Alana Joli Abbott‘s guesses:
“Of course I have an imagination,” she said, sounding prickly again.
She eyed the kitchen table’s collection of broken and dirty foods.
“Your bed? Your bed, in my father’s room?”
He was reminded again of what it was like taking care of his little sisters. This would be a temper tantrum then? And he should just ignore it?
Danielle D’s guesses:
“Well. Here we are, then, trapped in Castle Boisblanc, where everything is broken.”
“We can talk about it,” Perrotte said. “For as long as you like. For days. For weeks. But I’ll get my way.”
“The hedge–” he began excitedly, but Perrotte was watching Merlin fly off into the deepening hyacinth-colored dusk.

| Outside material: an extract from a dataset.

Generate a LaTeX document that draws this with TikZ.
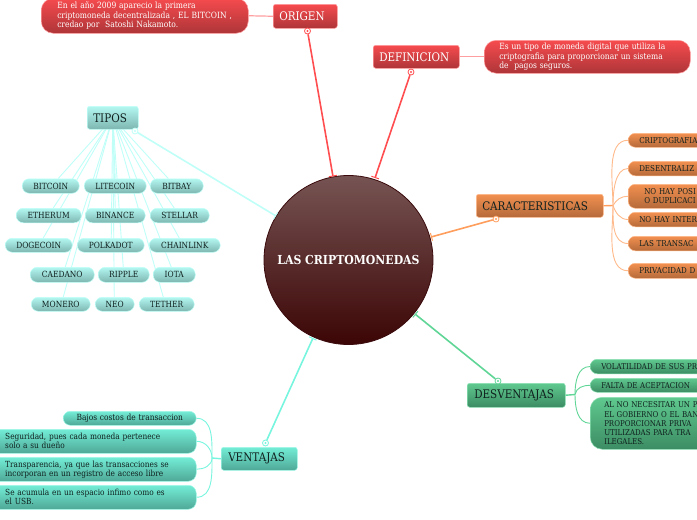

He hadn’t tasted fresh food of any sort in weeks.
Sand tried to sound comforting. “Some things just wear out, Perr.”
“Not so old, when she died, and she had been Queen of France twice over, and mother of two daughters…”
He jogged off to the other room, returning with half-blankets piled high in his arms.
She crept down to the kitchen. The falcon’s eyes shown in her candle’s light across the room.
“Did I wake you?” she asked. “Or can’t you sleep either?”
The falcon did not answer. She found that reassuring. Sand’s magic was frightening; she was pretty sure it frightened even him… but at least animals hadn’t started to speak.
No points awarded–this page is too short and spoilery to pick on. It starts with “In” however.
Sand woke to the scent of porridge.
YKL, you are the final winner with p. 123. Please send your mailing address to merriehaskell AT gmail.com by 11/5 to claim your prize, please!
It was a magnificent race, you all! I am so pleased there was a hard win, and I didn’t have to resort to figuring out HOW to apply a random number generator (though I did figure it out around noon, which is long after I knew there was a winner but hadn’t finished this entry).
Congrats all, and thank you so much for playing.